◆ **Work to be completed**:
Say how many lines contain the word "with" and give no other text.

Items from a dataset
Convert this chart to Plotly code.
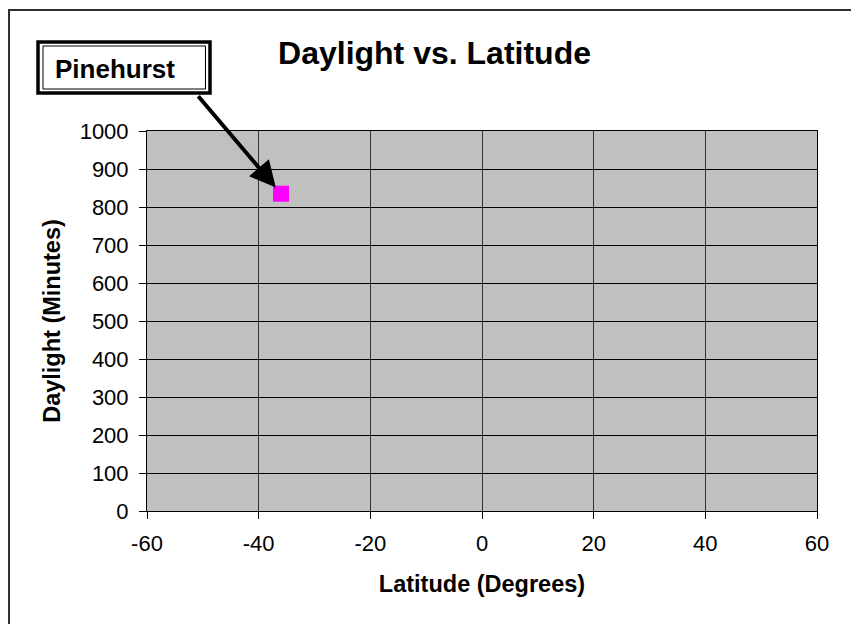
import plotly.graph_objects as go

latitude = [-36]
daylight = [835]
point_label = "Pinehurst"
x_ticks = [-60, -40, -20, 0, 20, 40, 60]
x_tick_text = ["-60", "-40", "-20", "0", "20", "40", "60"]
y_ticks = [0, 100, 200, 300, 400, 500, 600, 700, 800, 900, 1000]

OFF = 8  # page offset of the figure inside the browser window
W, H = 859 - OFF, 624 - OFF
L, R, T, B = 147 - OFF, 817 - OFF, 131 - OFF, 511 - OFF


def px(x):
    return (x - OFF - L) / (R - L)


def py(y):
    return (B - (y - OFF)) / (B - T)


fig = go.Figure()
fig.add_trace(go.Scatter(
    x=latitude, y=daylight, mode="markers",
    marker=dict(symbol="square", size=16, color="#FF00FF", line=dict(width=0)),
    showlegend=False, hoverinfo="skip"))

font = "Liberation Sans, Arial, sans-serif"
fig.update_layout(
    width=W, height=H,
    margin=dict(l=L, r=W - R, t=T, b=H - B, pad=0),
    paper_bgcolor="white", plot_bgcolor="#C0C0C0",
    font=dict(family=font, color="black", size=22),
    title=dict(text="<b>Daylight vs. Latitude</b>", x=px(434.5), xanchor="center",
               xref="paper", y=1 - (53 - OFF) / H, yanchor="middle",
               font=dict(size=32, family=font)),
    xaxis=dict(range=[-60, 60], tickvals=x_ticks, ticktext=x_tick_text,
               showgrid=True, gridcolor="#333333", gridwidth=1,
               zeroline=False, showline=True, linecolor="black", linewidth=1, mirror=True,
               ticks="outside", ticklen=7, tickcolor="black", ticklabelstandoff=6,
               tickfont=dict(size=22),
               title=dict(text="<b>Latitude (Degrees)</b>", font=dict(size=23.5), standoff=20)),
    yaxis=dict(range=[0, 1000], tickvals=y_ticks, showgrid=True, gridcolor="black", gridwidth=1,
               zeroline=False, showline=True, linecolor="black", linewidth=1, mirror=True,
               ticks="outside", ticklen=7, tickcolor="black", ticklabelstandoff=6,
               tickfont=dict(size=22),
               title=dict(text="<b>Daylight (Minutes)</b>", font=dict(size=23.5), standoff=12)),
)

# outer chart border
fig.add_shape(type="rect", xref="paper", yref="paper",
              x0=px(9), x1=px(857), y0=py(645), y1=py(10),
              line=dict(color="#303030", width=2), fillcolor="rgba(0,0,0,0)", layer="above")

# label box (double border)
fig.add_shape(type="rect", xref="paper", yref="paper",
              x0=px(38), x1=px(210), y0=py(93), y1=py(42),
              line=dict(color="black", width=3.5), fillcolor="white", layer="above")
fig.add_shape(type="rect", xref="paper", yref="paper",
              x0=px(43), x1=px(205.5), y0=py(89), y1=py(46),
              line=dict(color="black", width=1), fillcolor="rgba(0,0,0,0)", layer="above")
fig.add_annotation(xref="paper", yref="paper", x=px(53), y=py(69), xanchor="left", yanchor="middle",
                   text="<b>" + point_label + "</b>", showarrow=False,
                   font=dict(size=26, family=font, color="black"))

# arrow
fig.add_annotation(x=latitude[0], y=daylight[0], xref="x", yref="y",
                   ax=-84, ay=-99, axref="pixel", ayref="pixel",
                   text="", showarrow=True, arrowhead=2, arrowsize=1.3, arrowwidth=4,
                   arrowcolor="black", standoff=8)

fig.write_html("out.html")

---

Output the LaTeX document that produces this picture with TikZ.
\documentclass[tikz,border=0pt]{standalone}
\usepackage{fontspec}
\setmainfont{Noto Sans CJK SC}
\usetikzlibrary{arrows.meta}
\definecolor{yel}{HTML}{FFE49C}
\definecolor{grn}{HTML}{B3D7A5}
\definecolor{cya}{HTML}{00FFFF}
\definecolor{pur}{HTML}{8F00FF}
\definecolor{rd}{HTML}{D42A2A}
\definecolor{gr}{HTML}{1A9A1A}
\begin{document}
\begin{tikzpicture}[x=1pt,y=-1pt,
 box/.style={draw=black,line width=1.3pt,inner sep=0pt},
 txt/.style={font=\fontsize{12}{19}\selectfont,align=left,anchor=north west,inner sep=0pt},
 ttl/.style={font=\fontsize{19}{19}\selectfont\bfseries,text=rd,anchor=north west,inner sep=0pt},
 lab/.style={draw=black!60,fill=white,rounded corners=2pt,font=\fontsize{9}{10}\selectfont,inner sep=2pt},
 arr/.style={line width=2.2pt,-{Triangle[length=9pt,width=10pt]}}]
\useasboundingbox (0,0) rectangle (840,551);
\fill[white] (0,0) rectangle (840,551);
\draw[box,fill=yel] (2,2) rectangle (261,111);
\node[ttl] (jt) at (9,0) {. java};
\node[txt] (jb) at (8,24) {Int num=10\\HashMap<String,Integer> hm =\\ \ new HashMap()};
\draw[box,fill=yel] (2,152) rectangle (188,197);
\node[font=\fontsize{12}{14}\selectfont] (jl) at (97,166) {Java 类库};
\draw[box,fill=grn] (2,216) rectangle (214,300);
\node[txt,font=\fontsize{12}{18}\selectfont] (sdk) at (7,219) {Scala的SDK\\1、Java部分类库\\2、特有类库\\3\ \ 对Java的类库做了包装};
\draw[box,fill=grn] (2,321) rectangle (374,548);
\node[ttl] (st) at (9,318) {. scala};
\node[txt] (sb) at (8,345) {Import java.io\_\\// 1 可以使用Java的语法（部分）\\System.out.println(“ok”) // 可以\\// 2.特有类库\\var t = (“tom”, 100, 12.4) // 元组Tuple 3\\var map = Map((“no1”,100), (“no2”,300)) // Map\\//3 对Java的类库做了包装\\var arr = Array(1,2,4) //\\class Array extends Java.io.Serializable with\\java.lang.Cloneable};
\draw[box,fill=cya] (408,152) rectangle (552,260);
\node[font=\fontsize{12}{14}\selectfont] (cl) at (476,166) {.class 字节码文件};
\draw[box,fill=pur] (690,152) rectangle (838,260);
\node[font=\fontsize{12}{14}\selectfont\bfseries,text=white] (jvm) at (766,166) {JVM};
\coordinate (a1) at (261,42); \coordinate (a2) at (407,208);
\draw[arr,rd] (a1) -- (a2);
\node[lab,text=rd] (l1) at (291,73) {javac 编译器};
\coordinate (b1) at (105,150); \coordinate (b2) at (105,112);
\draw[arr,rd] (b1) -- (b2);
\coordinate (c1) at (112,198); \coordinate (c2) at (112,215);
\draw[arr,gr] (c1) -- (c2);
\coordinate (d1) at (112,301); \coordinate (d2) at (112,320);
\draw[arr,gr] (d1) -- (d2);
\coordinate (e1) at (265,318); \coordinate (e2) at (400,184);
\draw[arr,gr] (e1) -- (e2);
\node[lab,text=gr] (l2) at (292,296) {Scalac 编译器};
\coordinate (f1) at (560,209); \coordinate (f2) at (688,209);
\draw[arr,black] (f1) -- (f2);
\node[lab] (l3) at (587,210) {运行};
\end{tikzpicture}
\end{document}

* * *

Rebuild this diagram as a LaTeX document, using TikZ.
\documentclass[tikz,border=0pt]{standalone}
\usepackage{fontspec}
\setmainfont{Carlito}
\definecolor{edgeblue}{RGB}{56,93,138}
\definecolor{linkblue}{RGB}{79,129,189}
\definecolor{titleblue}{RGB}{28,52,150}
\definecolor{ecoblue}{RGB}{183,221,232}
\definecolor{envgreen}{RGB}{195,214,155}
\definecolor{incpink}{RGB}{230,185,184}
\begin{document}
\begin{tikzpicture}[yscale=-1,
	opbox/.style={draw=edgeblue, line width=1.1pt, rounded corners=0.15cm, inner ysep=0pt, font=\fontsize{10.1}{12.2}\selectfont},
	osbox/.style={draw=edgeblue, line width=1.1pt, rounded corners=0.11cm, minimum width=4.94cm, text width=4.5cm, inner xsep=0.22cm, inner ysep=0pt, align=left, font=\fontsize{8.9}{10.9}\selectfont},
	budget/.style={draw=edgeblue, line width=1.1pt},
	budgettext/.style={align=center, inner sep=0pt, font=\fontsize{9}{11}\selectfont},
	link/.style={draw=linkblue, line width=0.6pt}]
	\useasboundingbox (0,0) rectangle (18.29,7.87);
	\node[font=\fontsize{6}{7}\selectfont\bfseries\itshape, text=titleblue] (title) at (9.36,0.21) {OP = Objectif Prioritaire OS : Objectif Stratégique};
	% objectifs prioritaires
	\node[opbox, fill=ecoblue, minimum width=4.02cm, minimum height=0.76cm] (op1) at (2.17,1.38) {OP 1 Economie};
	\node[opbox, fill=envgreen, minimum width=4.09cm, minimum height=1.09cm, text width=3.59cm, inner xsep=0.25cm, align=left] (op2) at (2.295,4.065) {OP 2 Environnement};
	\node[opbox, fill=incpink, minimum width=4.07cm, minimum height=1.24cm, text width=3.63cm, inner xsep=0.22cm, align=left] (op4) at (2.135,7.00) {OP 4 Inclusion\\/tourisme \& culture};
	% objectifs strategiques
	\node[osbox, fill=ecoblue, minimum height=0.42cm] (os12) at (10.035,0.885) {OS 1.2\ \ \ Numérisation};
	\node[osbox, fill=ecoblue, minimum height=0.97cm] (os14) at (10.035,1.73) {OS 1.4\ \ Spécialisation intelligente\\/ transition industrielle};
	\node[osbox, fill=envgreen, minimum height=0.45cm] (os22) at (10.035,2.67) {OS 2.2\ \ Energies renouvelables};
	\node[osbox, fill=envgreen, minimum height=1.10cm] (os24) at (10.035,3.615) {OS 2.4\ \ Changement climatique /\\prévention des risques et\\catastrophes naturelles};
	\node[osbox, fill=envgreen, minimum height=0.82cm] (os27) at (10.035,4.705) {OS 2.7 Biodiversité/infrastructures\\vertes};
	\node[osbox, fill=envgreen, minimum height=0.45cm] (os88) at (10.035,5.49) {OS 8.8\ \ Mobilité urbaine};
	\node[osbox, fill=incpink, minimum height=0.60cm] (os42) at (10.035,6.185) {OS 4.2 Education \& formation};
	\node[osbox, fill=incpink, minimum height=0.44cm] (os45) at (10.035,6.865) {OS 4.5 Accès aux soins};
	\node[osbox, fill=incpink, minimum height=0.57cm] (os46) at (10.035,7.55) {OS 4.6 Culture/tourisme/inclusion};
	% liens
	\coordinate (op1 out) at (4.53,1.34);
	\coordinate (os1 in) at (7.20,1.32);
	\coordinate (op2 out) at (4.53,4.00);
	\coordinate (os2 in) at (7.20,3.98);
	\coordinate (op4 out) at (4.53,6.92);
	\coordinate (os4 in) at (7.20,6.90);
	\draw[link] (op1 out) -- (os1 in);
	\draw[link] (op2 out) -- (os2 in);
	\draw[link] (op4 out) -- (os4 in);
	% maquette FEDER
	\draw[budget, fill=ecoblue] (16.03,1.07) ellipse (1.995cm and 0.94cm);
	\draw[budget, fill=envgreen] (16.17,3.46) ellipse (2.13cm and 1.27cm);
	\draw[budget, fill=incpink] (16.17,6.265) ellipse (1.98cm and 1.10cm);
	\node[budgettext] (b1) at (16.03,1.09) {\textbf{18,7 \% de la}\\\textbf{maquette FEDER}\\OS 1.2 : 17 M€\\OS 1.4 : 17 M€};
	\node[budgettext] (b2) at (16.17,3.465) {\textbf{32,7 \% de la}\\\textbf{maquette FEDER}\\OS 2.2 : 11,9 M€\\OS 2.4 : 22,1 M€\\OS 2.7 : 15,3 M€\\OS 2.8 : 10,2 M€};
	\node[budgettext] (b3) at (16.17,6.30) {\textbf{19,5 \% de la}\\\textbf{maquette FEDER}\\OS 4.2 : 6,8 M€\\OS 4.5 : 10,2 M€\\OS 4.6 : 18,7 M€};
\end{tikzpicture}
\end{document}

◆ **Task answer**:
2